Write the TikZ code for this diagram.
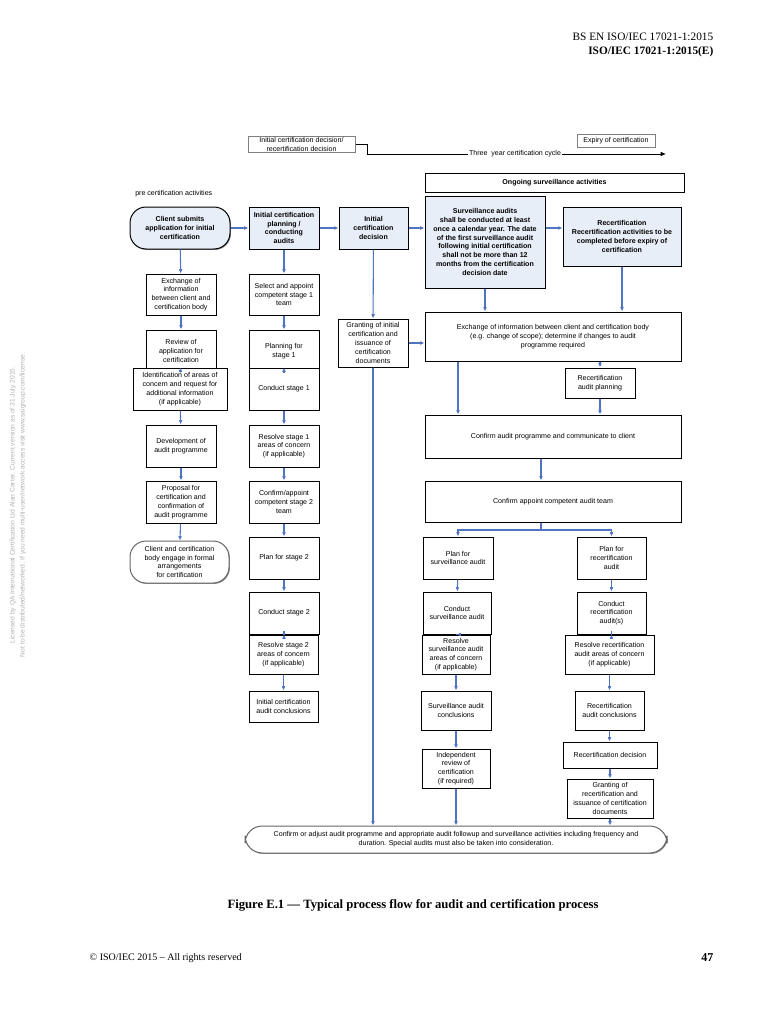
...
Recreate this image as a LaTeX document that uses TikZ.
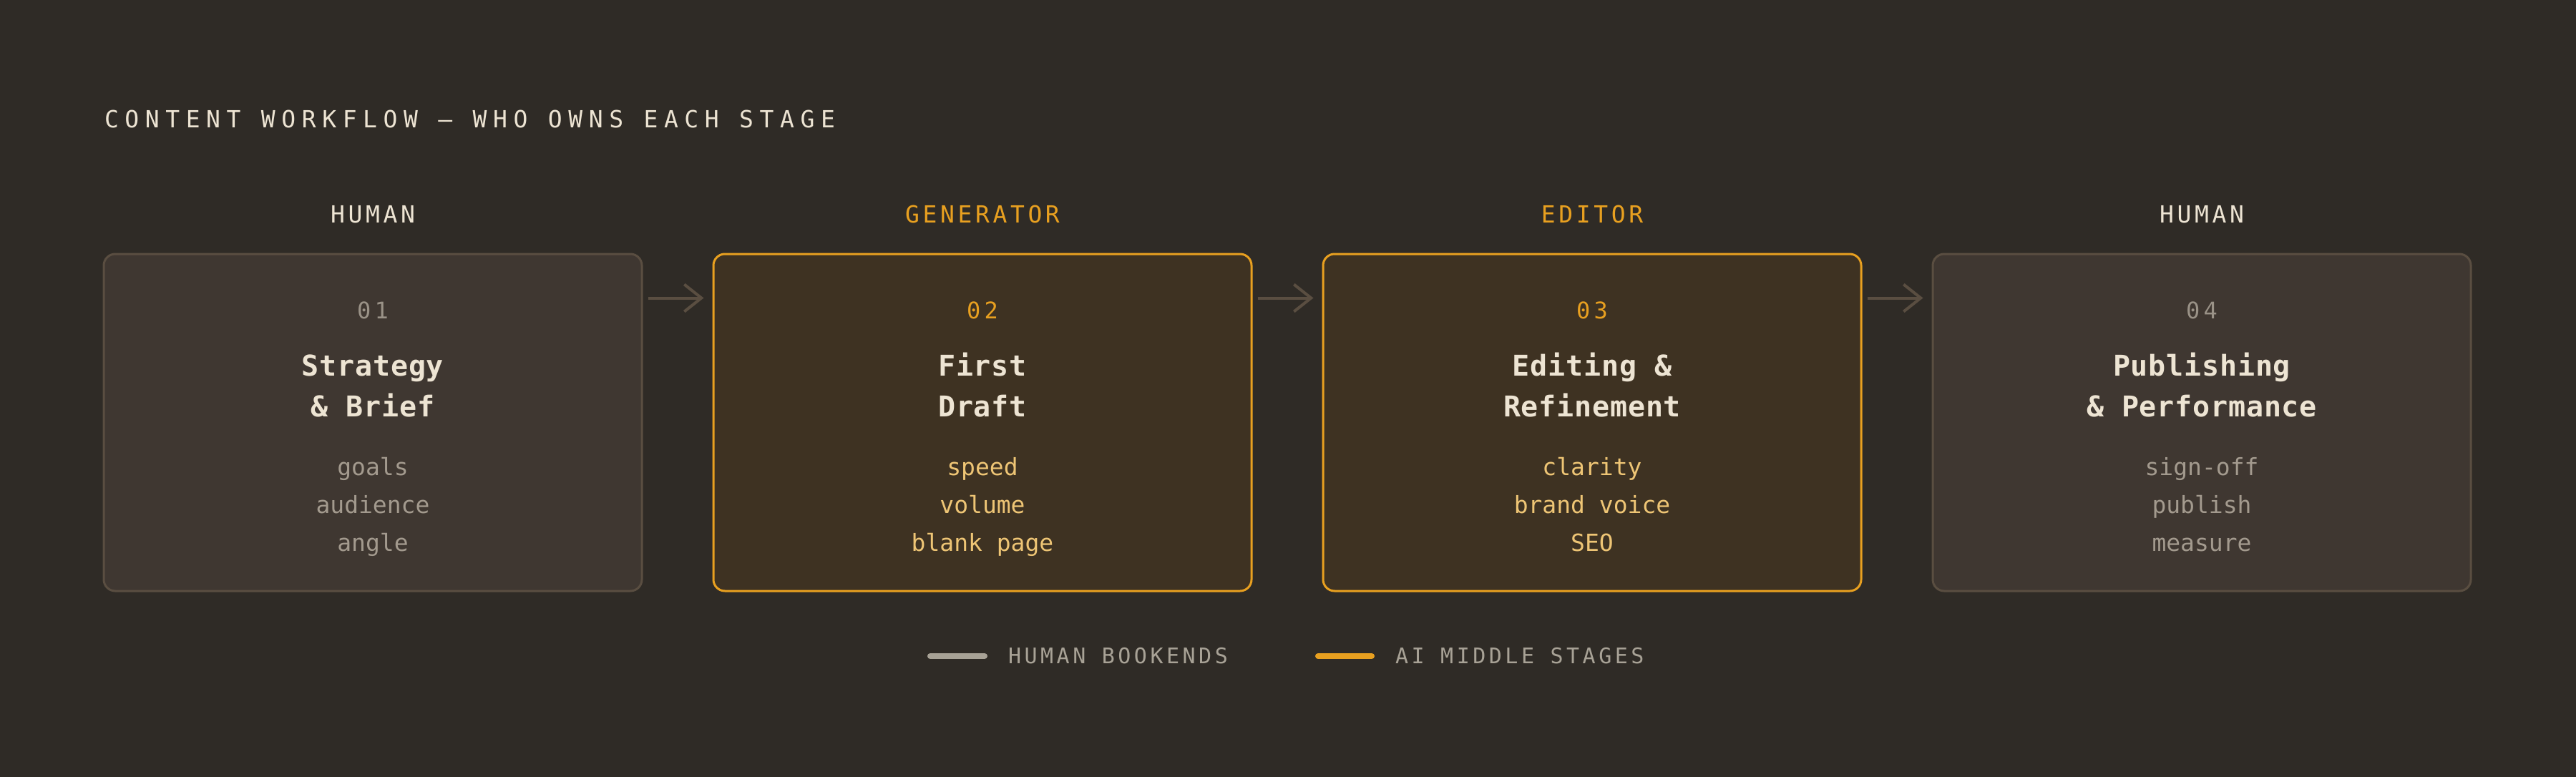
==
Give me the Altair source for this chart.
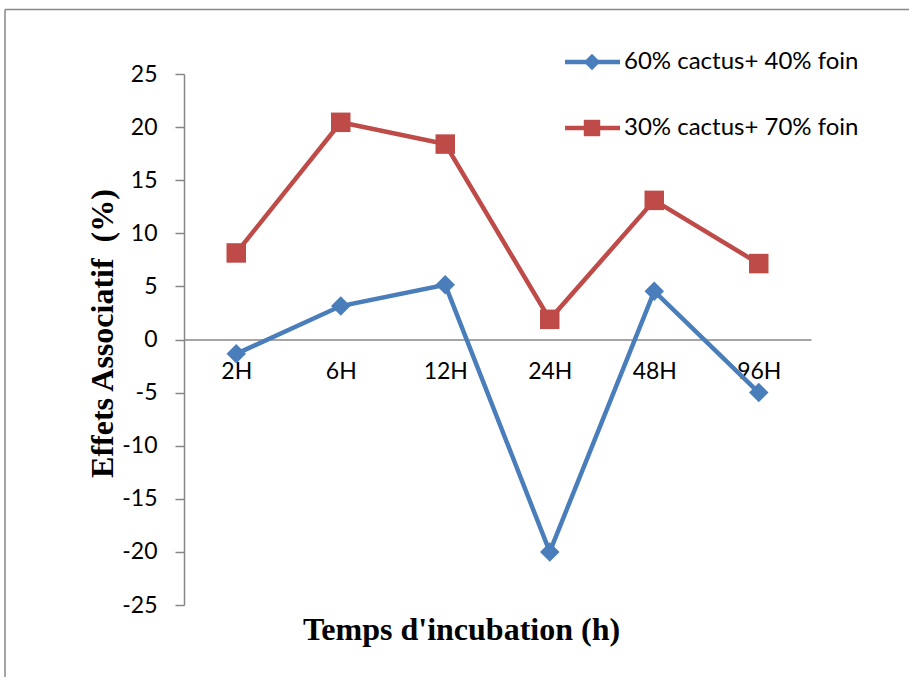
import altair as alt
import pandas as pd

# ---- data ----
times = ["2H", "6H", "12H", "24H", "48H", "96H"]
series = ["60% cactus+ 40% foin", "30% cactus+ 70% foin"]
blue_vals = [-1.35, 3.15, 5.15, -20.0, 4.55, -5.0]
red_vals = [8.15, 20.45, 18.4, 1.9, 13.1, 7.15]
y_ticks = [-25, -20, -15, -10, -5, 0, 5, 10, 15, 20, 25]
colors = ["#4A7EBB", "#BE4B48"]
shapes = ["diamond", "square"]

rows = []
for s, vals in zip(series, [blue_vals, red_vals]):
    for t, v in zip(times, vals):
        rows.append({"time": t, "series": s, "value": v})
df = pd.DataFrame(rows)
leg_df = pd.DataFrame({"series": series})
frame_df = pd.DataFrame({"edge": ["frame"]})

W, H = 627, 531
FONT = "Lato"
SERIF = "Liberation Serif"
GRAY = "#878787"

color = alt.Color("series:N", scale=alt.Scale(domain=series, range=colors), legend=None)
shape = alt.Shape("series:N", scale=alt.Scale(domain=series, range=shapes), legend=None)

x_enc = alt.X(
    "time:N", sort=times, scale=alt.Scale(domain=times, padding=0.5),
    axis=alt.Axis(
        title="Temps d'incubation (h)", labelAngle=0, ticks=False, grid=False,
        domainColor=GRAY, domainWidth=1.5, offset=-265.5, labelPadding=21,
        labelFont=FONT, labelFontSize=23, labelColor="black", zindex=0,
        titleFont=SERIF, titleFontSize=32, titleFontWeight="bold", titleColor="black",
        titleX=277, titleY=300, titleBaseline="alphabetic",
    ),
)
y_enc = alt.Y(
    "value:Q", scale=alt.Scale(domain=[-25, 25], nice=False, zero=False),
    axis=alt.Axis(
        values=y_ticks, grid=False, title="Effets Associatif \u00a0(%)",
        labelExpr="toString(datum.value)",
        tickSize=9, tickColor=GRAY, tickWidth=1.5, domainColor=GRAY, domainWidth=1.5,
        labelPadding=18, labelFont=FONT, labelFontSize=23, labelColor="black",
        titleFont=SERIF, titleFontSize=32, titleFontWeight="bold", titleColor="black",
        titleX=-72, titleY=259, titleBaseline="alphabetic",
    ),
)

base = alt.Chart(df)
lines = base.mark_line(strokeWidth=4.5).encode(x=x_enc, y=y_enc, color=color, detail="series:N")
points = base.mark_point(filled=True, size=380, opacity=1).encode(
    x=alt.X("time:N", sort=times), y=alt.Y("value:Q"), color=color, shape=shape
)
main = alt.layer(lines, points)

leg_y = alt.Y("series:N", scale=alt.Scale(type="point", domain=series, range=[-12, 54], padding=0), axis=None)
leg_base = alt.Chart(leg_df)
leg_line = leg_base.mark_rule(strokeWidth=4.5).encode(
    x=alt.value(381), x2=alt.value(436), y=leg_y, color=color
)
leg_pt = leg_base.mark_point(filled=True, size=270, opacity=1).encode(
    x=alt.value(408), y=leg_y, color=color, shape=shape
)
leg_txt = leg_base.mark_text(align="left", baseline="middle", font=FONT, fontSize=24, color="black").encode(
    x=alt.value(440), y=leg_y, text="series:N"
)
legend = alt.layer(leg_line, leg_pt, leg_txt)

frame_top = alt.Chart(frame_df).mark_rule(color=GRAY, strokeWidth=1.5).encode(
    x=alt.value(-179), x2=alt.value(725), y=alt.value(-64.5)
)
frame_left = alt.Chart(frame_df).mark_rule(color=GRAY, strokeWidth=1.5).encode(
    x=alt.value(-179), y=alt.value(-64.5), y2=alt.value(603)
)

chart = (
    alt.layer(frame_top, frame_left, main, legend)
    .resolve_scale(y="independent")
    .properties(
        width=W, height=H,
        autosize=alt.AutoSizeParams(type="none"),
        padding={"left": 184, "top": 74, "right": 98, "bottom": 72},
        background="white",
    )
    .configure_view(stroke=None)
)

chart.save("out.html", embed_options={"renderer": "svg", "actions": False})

TASK REQUIREMENTS: Using the data above, copy exactly the lines from the one containing "Give me the Altair source for this chart." to the one containing "import pandas as pd", inclusive. Exclude the pictures.

COMPLETED TASK:
Give me the Altair source for this chart.
import altair as alt
import pandas as pd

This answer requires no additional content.